Thursday, September 5, 2019

British Invasion: Day 8 - Birthplace Tour

Today my Mom decided to hang out with her sister-in-law, niece (my cousin) and niece's daughter. That meant my Dad and I had the day to explore on our own. As I mentioned in the previous post my Dad planned out the entire day which included visiting my birthplace and the national tramway museum.

I was born at Derby City hospital in 1975 and at the time my parents lived 5 miles to the north in the village of Duffield. The Derby City hospital was built in 1927 and focused on maternity and children's care. By 2006 however the hospital had become quite dilapidated and was demolished. Needless to say I wasn't actually able to visit where I was born but I did get to explore where I lived for the first 16 months of my life.

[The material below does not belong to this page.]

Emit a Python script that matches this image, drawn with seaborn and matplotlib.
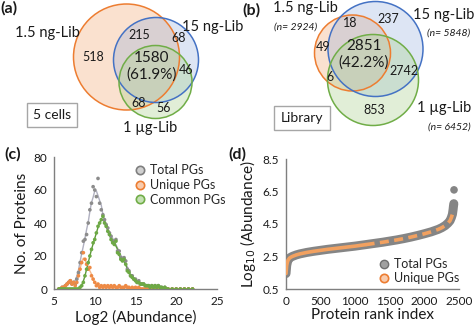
import numpy as np
import pandas as pd
import matplotlib
matplotlib.use("Agg")
import matplotlib.pyplot as plt
from matplotlib.patches import Circle, Rectangle
from matplotlib.lines import Line2D
import seaborn as sns

sns.set_theme(style="white")
plt.rcParams['font.family'] = ['Lato', 'DejaVu Sans']

# ---------------- data ----------------
# (a) Venn 5 cells
venn_a_sets = ["1.5 ng-Lib", "15 ng-Lib", "1 µg-Lib"]
venn_a_counts = {"o": 518, "ob": 215, "b": 68, "obg": 1580, "bg": 46, "og": 68, "g": 56}
venn_a_pct = "61.9%"
# (b) Venn library
venn_b_sets = ["1.5 ng-Lib", "15 ng-Lib", "1 µg-Lib"]
venn_b_n = [2924, 5848, 6452]
venn_b_counts = {"o": 49, "ob": 18, "b": 237, "obg": 2851, "bg": 2742, "og": 6, "g": 853}
venn_b_pct = "42.2%"

# (c) histogram of log2 abundance
bins_c = [5.6, 5.8, 6.0, 6.2, 6.4, 6.6, 6.8, 7.0, 7.2, 7.4, 7.6, 7.8, 8.0, 8.2, 8.4, 8.6,
          8.8, 9.0, 9.2, 9.4, 9.6, 9.8, 10.0, 10.2, 10.4, 10.6, 10.8, 11.0, 11.2, 11.4,
          11.6, 11.8, 12.0, 12.2, 12.4, 12.6, 12.8, 13.0, 13.2, 13.4, 13.6, 13.8, 14.0,
          14.2, 14.4, 14.6, 14.8, 15.0, 15.2, 15.4, 15.6, 15.8, 16.0, 16.2, 16.4, 16.6,
          16.8, 17.0, 17.2, 17.4, 17.6, 17.8, 18.0, 18.2, 18.4, 18.6, 18.8, 19.0, 19.5,
          20.0, 20.5, 21.0, 21.5, 22.0]
unique_c = [0, 0, 1, 1, 2, 3, 4, 5, 3, 4, 2, 4, 8, 12, 16, 22, 18, 15, 12, 13, 8, 6, 4, 2,
            3, 1, 2, 1, 2, 1, 2, 1, 2, 1, 2, 1, 1, 2, 1, 1, 1, 2, 1, 1, 0, 1, 0, 1, 0, 1,
            0, 0, 0, 0, 0, 0, 0, 0, 0, 0, 0, 0, 0, 0, 0, 0, 0, 0, 0, 0, 0, 0, 0, 0]
common_c = [0, 0, 0, 0, 0, 0, 0, 0, 0, 0, 0, 0, 0, 1, 2, 4, 8, 12, 16, 20, 24, 28, 30, 34,
            38, 40, 42, 44, 40, 38, 35, 33, 30, 28, 27, 29, 22, 21, 18, 17, 18, 15, 11,
            10, 8, 7, 6, 5, 4, 4, 3, 3, 3, 2, 2, 2, 1, 2, 1, 2, 1, 2, 1, 1, 0, 1, 0, 0, 0,
            0, 0, 0, 0, 0]
total_c = [0, 0, 1, 1, 2, 3, 4, 5, 3, 4, 3, 6, 10, 16, 22, 29, 30, 33, 40, 48, 52, 62, 60,
           56, 67, 52, 48, 45, 42, 39, 37, 34, 32, 29, 29, 30, 23, 23, 19, 18, 19, 17, 12,
           11, 8, 8, 6, 6, 4, 5, 3, 3, 3, 2, 2, 2, 1, 2, 1, 2, 1, 2, 1, 1, 0, 1, 0, 0, 0,
           0, 0, 0, 0, 0]
series_c = ["Total PGs", "Unique PGs", "Common PGs"]

# (d) rank plot
rank_total = [0, 5, 10, 20, 30, 50, 75, 100, 150, 200, 300, 400, 500, 600, 700, 800, 900,
              1000, 1100, 1200, 1300, 1400, 1500, 1600, 1700, 1800, 1900, 2000, 2100, 2200,
              2250, 2300, 2340, 2370, 2390, 2405, 2415, 2420, 2425]
log_total = [1.45, 1.7, 1.95, 2.15, 2.28, 2.4, 2.47, 2.52, 2.6, 2.66, 2.75, 2.82, 2.88, 2.94,
             2.99, 3.04, 3.09, 3.14, 3.2, 3.26, 3.32, 3.38, 3.45, 3.52, 3.6, 3.69, 3.79, 3.9,
             4.02, 4.17, 4.27, 4.4, 4.55, 4.7, 4.9, 5.1, 5.4, 5.6, 5.75]
rank_outlier = [2428]
log_outlier = [6.6]
rank_unique = [0, 5, 10, 20, 30, 50, 75, 100, 150, 200, 300, 400, 500, 600, 700, 800, 900,
               1000, 1100, 1150, 1200, 1300, 1400, 1500, 1600, 1700, 1800, 1900, 2000, 2100,
               2200, 2250, 2300, 2340, 2370, 2390, 2405]
log_unique = [1.45, 1.7, 1.95, 2.15, 2.28, 2.4, 2.47, 2.52, 2.6, 2.66, 2.75, 2.82, 2.88,
              2.94, 2.99, 3.04, 3.09, 3.14, 3.2, 3.23, 3.26, 3.32, 3.38, 3.45, 3.52, 3.6,
              3.69, 3.79, 3.9, 4.02, 4.17, 4.27, 4.4, 4.55, 4.7, 4.9, 5.1]

# ---------------- style ----------------
C_OR, C_BL, C_GR = "#ED7D31", "#4472C4", "#70AD47"
F_OR, F_BL, F_GR = "#F4B183", "#8FAADC", "#A9D18E"
TXT = "#1a1a1a"
AXC = "#7f7f7f"

W, H = 474, 329
fig = plt.figure(figsize=(W / 100, H / 100), dpi=100)
ax0 = fig.add_axes([0, 0, 1, 1])
ax0.set_xlim(0, W)
ax0.set_ylim(H, 0)
ax0.axis("off")
ax0.patch.set_alpha(0)


def venn(ax, circles, labels, counts, pct, pos, setpos, box, n=None, npos=None):
    cols = [(C_OR, F_OR, 0.38), (C_BL, F_BL, 0.30), (C_GR, F_GR, 0.35)]
    for (cx, cy, r), (ec, fc, a) in zip(circles, cols):
        ax.add_patch(Circle((cx, cy), r, facecolor=fc, alpha=a, edgecolor="none"))
    for (cx, cy, r), (ec, fc, a) in zip(circles, cols):
        ax.add_patch(Circle((cx, cy), r, facecolor="none", edgecolor=ec, lw=1.1))
    for k, (x, y) in pos.items():
        if k == "obg":
            ax.text(x, y, f"{counts[k]}", ha="center", va="center", fontsize=11, color=TXT)
            ax.text(x, y + 17, f"({pct})", ha="center", va="center", fontsize=11, color=TXT)
        else:
            ax.text(x, y, f"{counts[k]}", ha="center", va="center", fontsize=9, color=TXT)
    for lab, (x, y) in zip(labels, setpos):
        ax.text(x, y, lab, ha="center", va="center", fontsize=10.5, color=TXT)
    if n is not None:
        for nv, (x, y) in zip(n, npos):
            ax.text(x, y, f"(n= {nv})", ha="center", va="center", fontsize=7.5,
                    style="italic", color=TXT)
    (bx0, by0, bx1, by1, btxt) = box
    ax.add_patch(Rectangle((bx0, by0), bx1 - bx0, by1 - by0, facecolor="white",
                           edgecolor="#a6a6a6", lw=1.0))
    ax.text((bx0 + bx1) / 2, (by0 + by1) / 2, btxt, ha="center", va="center",
            fontsize=10, color=TXT)


venn(ax0,
     [(126.5, 57, 53), (156, 60, 42.5), (155.5, 82, 36.5)],
     venn_a_sets, venn_a_counts, venn_a_pct,
     {"o": (93, 57), "ob": (139, 35), "b": (179, 38), "obg": (152, 58),
      "bg": (186, 70), "og": (139, 103), "g": (164, 108)},
     [(47, 33), (213, 27), (150, 128)],
     (27, 103, 77, 127, "5 cells"))

venn(ax0,
     [(352.5, 53, 38), (375.5, 49, 47.5), (373, 80, 45.5)],
     venn_b_sets, venn_b_counts, venn_b_pct,
     {"o": (323, 47), "ob": (350, 23), "b": (388, 19), "obg": (364, 46),
      "bg": (404, 71), "og": (330, 77), "g": (374, 110)},
     [(305, 8), (444, 15), (444, 108)],
     (274, 106, 330, 130, "Library"),
     n=venn_b_n, npos=[(296, 27), (449, 33), (449, 127)])

for lab, (x, y) in zip(["(a)", "(b)", "(c)", "(d)"],
                       [(9, 8), (251, 10), (13, 154), (237, 154)]):
    ax0.text(x, y, lab, ha="center", va="center", fontsize=11.5, fontweight="bold", color=TXT)

# ---------------- (c) ----------------
axc = fig.add_axes([54 / W, 1 - 289 / H, (217 - 54) / W, (289 - 157) / H])
df_c = pd.concat([
    pd.DataFrame({"x": bins_c, "y": total_c, "s": series_c[0]}),
    pd.DataFrame({"x": bins_c, "y": unique_c, "s": series_c[1]}),
    pd.DataFrame({"x": bins_c, "y": common_c, "s": series_c[2]}),
])
pt_cols = {"Total PGs": "#8c8c8c", "Unique PGs": "#EE8A45", "Common PGs": "#6DA945"}
ln_cols = {"Total PGs": "#b0b0c0", "Unique PGs": "#F6B98C", "Common PGs": "#5E9A3A"}
win = {"Total PGs": 5, "Unique PGs": 3, "Common PGs": 3}
for s in series_c:
    d = df_c[df_c["s"] == s].copy()
    d["smooth"] = d["y"].rolling(win[s], center=True, min_periods=1).mean()
    sns.lineplot(data=d, x="x", y="smooth", ax=axc, color=ln_cols[s], lw=1.0)
    sns.scatterplot(data=d, x="x", y="y", ax=axc, color=pt_cols[s], s=7,
                    edgecolor="none", zorder=3)
axc.set_xlim(5, 25)
axc.set_ylim(0, 80)
axc.set_xticks([5, 10, 15, 20, 25])
axc.set_yticks([0, 20, 40, 60, 80])
axc.set_xlabel("Log2 (Abundance)", fontsize=11, color=TXT, labelpad=2)
axc.set_ylabel("No. of Proteins", fontsize=11, color=TXT, labelpad=3)
handles_c = [
    Line2D([], [], marker="o", ls="none", ms=6, mfc="#d0d0d0", mec="#7f7f7f", mew=1.2),
    Line2D([], [], marker="o", ls="none", ms=6, mfc="#F8CBAD", mec="#ED7D31", mew=1.2),
    Line2D([], [], marker="o", ls="none", ms=6, mfc="#C5E0B4", mec="#70AD47", mew=1.2),
]
axc.legend(handles_c, series_c, loc="upper right", bbox_to_anchor=(1.1, 1.0),
           frameon=False, fontsize=9, handletextpad=0.3, labelspacing=0.2,
           borderaxespad=0.2, handlelength=1.0)

# ---------------- (d) ----------------
axd = fig.add_axes([286 / W, 1 - 289 / H, (459 - 286) / W, (289 - 159) / H])
df_t = pd.DataFrame({"rank": rank_total, "val": log_total})
df_u = pd.DataFrame({"rank": rank_unique, "val": log_unique})
sns.lineplot(data=df_t, x="rank", y="val", ax=axd, color="#858585", lw=6.5,
             solid_capstyle="round")
sns.scatterplot(x=rank_outlier, y=log_outlier, ax=axd, color="#858585", s=30,
                edgecolor="none", zorder=4)
sns.lineplot(data=df_u[df_u["rank"] <= 1150], x="rank", y="val", ax=axd,
             color="#F2A160", lw=2.6, solid_capstyle="round", zorder=5)
sns.lineplot(data=df_u[df_u["rank"] >= 1150], x="rank", y="val", ax=axd,
             color="#F2A160", lw=2.6, zorder=5)
axd.lines[-1].set_linestyle((0, (2.5, 1.5)))
axd.set_xlim(0, 2500)
axd.set_ylim(0.5, 8.5)
axd.set_xticks([0, 500, 1000, 1500, 2000, 2500])
axd.set_yticks([0.5, 2.5, 4.5, 6.5, 8.5])
axd.set_yticklabels(["0.5", "2.5", "4.5", "6.5", "8.5"])
axd.set_xlabel("Protein rank index", fontsize=11, color=TXT, labelpad=1)
axd.set_ylabel("Log$_{10}$ (Abundance)", fontsize=11, color=TXT, labelpad=3)
handles_d = [
    Line2D([], [], marker="o", ls="none", ms=6, mfc="#a0a0a0", mec="#6f6f6f", mew=1.0),
    Line2D([], [], marker="o", ls="none", ms=6, mfc="#F8CBAD", mec="#ED7D31", mew=1.2),
]
axd.legend(handles_d, ["Total PGs", "Unique PGs"], loc="lower right",
           bbox_to_anchor=(1.04, -0.01), frameon=False, fontsize=9,
           handletextpad=0.3, labelspacing=0.15, borderaxespad=0.1, handlelength=1.0)

for ax in (axc, axd):
    for side in ("top", "right"):
        ax.spines[side].set_visible(False)
    for side in ("left", "bottom"):
        ax.spines[side].set_color(AXC)
        ax.spines[side].set_linewidth(1.0)
    ax.tick_params(axis="both", which="both", direction="out", length=3, width=0.8,
                   color=AXC, labelsize=8.5, labelcolor=TXT, pad=2)
    ax.patch.set_alpha(0)

fig.savefig("out.png", dpi=100)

There have been humans in Duffield since the stone age. In its early existence the growth of Duffield centred around agriculture. By the 20th century however the arrival of the railway and nearby Rolls-Royce fuelled the housing growth in the area. My first stop was St. Alkmund's church which is where I was baptized. The church is one of only six in England dedicated to Alkmund the 8th-century Northumbrian prince and Mercian martyr. The present church building was begun by the Normans and dates back to the 12th century. After exploring the nearby River Derwent we moved on to Tamworth Street. It was at 27 Tamworth Street that I spent the first few months of my life. Then we made a brief stop at Duffield Station which is where my Dad used to walk to every day in order to take the train to work at British Rail in Derby. Considering I only spent 16 months of my life in Duffield I actually lived in two homes. For the final 10 months of my time in England my family moved to 4 Chadfield Road. This was a much larger home and was going to the "forever" home for our family. That plan quickly changed once my Dad decided to try out a new position on an advanced transportation project at what was then Canadair in Canada to work. I emigrated to Canada in May 1977.

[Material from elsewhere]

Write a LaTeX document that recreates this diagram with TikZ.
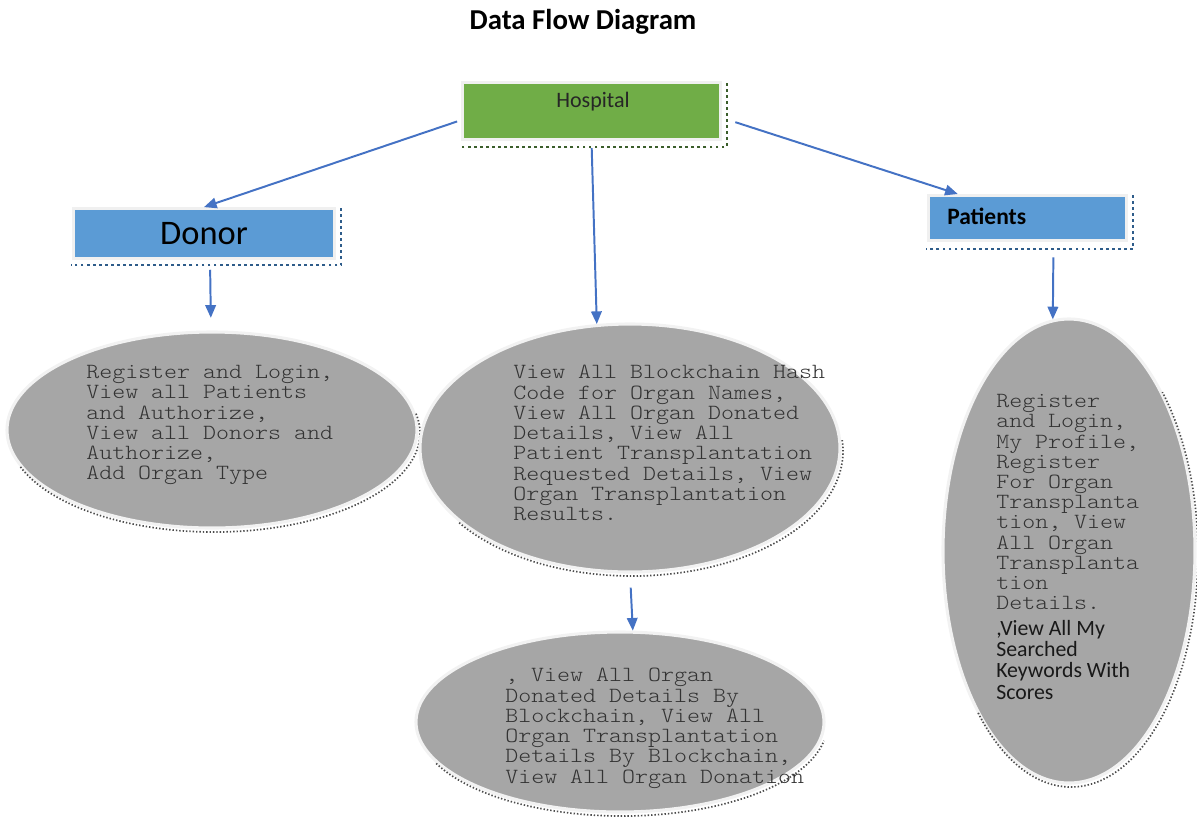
\documentclass[tikz,border=0pt]{standalone}
\usepackage{fontspec}
\setmainfont{Carlito}
\setmonofont[FakeStretch=1.143]{lmmonolt10-regular.otf}
\usetikzlibrary{arrows.meta,shapes.geometric}

\definecolor{hospgreen}{HTML}{70AD47}
\definecolor{hospdark}{HTML}{3B5E2B}
\definecolor{roleblue}{HTML}{5B9BD5}
\definecolor{roledark}{HTML}{2E5C8A}
\definecolor{taskgray}{HTML}{A6A6A6}
\definecolor{flowblue}{HTML}{4472C4}

% fixed line spacing, even where the glyphs are taller than it
\newcommand\tightlines{\lineskiplimit -20pt\relax\lineskip 0pt\relax}

\begin{document}
\begin{tikzpicture}[x=0.25mm,y=0.25mm,
  box/.style={rectangle,draw=gray!12,line width=2pt,inner sep=0pt},
  boxdots/.style={line width=1.9pt,dash pattern=on 2pt off 2.3pt},
  task/.style={ellipse,fill=taskgray,draw=gray!10,line width=2.2pt,inner sep=0pt},
  taskdots/.style={gray!60!black,line width=1.2pt,dash pattern=on 1pt off 1.4pt},
  tasktext/.style={anchor=north west,align=left,inner sep=0pt,text=black!80,
    font=\ttfamily\fontsize{15.4}{14.4}\selectfont\tightlines},
  flow/.style={flowblue,line width=1.4pt,-{Triangle[length=9pt,width=7.5pt]}}]
\useasboundingbox (0,0) rectangle (1197,-830);

\node[font=\bfseries\fontsize{20.5}{24}\selectfont] (title) at (583,-22) {Data Flow Diagram};

%% hospital, donor and patients boxes
\node[box,fill=hospgreen,minimum width=64.5mm,minimum height=14.3mm] (hosp) at (591.5,-111) {};
\node[text=black!85,font=\fontsize{15.7}{18}\selectfont] (hosplabel) at (593,-102) {Hospital};
\draw[boxdots,hospdark] ([shift={(5,-2)}]hosp.north east) |- ([shift={(-1,-6)}]hosp.south west);

\node[box,fill=roleblue,minimum width=65.3mm,minimum height=12.5mm,
  font=\fontsize{24.5}{28}\selectfont] (donor) at (204,-233.5) {Donor};
\draw[boxdots,roledark] ([shift={(5,-1)}]donor.north east) |- ([shift={(-1,-5)}]donor.south west);

\node[box,fill=roleblue,minimum width=49.6mm,minimum height=11.3mm] (pat) at (1027.5,-218) {};
\node[anchor=west,inner sep=0pt,font=\bfseries\fontsize{16.7}{20}\selectfont] (patlabel) at (947,-216) {Patients};
\draw[boxdots,roledark] ([shift={(5,-1)}]pat.north east) |- ([shift={(-1,-7)}]pat.south west);

%% process ovals
\node[task,minimum width=102.5mm,minimum height=49mm] (dtask) at (212,-430) {};
\draw[taskdots] ([shift={(2,-3)}]dtask.center) ++(200:206 and 99) arc[start angle=200,end angle=372,x radius=206,y radius=99];
\node[tasktext] (dtext) at (86,-365) {Register and Login,\\View all Patients\\and Authorize,\\View all Donors and\\Authorize,\\Add Organ Type};

\node[task,minimum width=105mm,minimum height=62mm] (mtask) at (630,-448) {};
\draw[taskdots] ([shift={(2,-3)}]mtask.center) ++(215:211 and 125) arc[start angle=215,end angle=365,x radius=211,y radius=125];
\node[tasktext] (mtext) at (513,-365) {View All Blockchain Hash\\Code for Organ Names,\\View All Organ Donated\\Details, View All\\Patient Transplantation\\Requested Details, View\\Organ Transplantation\\Results.};

\node[task,minimum width=102mm,minimum height=45mm] (btask) at (620,-722) {};
\draw[taskdots] ([shift={(2,-3)}]btask.center) ++(205:205 and 91) arc[start angle=205,end angle=350,x radius=205,y radius=91];
\node[tasktext] (btext) at (505,-668) {, View All Organ\\Donated Details By\\Blockchain, View All\\Organ Transplantation\\Details By Blockchain,\\View All Organ Donation};

\node[task,minimum width=63mm,minimum height=116mm] (ptask) at (1069,-551) {};
\draw[taskdots] ([shift={(2,-3)}]ptask.center) ++(223:127 and 233) arc[start angle=223,end angle=404,x radius=127,y radius=233];
\node[tasktext] (ptext) at (996,-394) {Register\\and Login,\\My Profile,\\Register\\For Organ\\Transplanta\\tion, View\\All Organ\\Transplanta\\tion\\Details.};
\node[anchor=north west,align=left,inner sep=0pt,text=black!90,
  font=\fontsize{15.5}{15.1}\selectfont\tightlines] (psearch) at (996,-620) {,View All My\\Searched\\Keywords With\\Scores};

%% flows
\draw[flow,shorten <=3pt] (hosp.184) -- (donor.north);
\draw[flow,shorten <=5pt] (hosp.south) -- (mtask.105);
\draw[flow,shorten <=10pt] (hosp.357) -- (pat.161);
\draw[flow,shorten <=7pt,shorten >=9pt] ([shift={(6,0)}]donor.south) -- ([shift={(-1,0)}]dtask.north);
\draw[flow,shorten <=10pt] (mtask.south) -- (btask.82);
\draw[flow,shorten <=11pt] ([shift={(26,0)}]pat.south) -- (ptask.94);
\end{tikzpicture}
\end{document}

With our trip down memory lane over we left Duffield and headed further north towards Crich with a stop for lunch at the Devonshire pub in Belper.

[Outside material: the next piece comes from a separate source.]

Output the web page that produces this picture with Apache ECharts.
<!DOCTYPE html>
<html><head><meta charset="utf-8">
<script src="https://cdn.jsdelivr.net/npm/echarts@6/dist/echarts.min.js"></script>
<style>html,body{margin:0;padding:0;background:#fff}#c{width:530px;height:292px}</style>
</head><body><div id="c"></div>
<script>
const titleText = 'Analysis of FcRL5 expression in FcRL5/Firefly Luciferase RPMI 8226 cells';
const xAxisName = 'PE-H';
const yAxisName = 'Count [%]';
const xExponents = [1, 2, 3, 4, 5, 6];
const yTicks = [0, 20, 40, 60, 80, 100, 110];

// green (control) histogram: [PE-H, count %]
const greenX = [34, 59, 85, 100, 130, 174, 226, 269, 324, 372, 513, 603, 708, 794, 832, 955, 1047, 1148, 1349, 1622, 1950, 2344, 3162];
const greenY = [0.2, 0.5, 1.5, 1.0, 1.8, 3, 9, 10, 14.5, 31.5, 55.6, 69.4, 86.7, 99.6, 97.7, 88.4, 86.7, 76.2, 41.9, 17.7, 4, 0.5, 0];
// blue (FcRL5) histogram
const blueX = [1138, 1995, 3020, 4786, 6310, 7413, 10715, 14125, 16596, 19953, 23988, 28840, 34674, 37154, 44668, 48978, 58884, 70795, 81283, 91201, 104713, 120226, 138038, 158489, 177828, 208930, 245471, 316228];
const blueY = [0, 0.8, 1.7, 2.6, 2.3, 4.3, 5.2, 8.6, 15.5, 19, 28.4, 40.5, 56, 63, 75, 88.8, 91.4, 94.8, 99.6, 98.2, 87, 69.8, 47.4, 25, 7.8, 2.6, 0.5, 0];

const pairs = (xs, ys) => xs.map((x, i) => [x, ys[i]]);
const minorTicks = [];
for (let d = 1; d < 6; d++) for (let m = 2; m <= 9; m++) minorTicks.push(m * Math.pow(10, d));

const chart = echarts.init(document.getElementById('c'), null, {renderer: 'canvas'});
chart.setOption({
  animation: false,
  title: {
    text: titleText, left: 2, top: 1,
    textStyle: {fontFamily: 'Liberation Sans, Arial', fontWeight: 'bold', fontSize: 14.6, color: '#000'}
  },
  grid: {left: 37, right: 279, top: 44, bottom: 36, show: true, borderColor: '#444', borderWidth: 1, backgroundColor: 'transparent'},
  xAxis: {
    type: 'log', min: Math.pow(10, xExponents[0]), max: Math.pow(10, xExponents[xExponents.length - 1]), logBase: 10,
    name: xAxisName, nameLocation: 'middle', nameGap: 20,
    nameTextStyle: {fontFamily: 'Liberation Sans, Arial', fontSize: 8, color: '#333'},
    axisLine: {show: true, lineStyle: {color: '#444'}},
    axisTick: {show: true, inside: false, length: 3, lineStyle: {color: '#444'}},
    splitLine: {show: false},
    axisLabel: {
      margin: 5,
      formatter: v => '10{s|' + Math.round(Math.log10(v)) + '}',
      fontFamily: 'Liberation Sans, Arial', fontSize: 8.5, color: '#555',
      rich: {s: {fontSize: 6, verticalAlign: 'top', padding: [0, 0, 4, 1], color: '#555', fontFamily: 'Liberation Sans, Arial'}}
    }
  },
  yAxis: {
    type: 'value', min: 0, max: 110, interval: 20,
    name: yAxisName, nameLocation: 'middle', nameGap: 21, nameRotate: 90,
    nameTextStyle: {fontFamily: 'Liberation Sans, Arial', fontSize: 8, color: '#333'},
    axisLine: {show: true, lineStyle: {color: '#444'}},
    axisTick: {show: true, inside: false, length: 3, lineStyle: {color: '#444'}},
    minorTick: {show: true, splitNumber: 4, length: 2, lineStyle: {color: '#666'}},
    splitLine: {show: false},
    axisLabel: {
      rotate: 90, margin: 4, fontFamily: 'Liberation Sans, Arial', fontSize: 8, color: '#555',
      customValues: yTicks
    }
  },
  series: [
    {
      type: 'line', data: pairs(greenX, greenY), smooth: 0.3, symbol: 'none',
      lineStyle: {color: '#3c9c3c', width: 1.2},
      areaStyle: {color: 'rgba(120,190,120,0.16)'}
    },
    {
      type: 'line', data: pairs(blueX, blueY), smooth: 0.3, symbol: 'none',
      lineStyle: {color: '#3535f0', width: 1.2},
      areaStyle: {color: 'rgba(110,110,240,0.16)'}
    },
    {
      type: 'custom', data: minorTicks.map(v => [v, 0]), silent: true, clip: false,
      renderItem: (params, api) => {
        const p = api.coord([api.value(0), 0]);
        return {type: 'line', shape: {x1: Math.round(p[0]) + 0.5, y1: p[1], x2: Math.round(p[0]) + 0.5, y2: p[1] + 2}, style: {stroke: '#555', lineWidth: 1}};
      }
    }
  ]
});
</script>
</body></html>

Our journey to Crich was so we could visit The Crich Tramway Village. It was established in 1963 to preserve trams which, at the time, were being removed from cities in favour of trolley buses. The museum now has more than 60 trams in its collection, including models from New York, Berlin and South Africa. Every day there are several trams running through a recreated period village. On our visit Sheffield 74 built in 1900 and Leeds City Transport 345 built in 1921. It was quite amazing to see how expertly the trams have been preserved and it even better that they are still running and accepting passengers.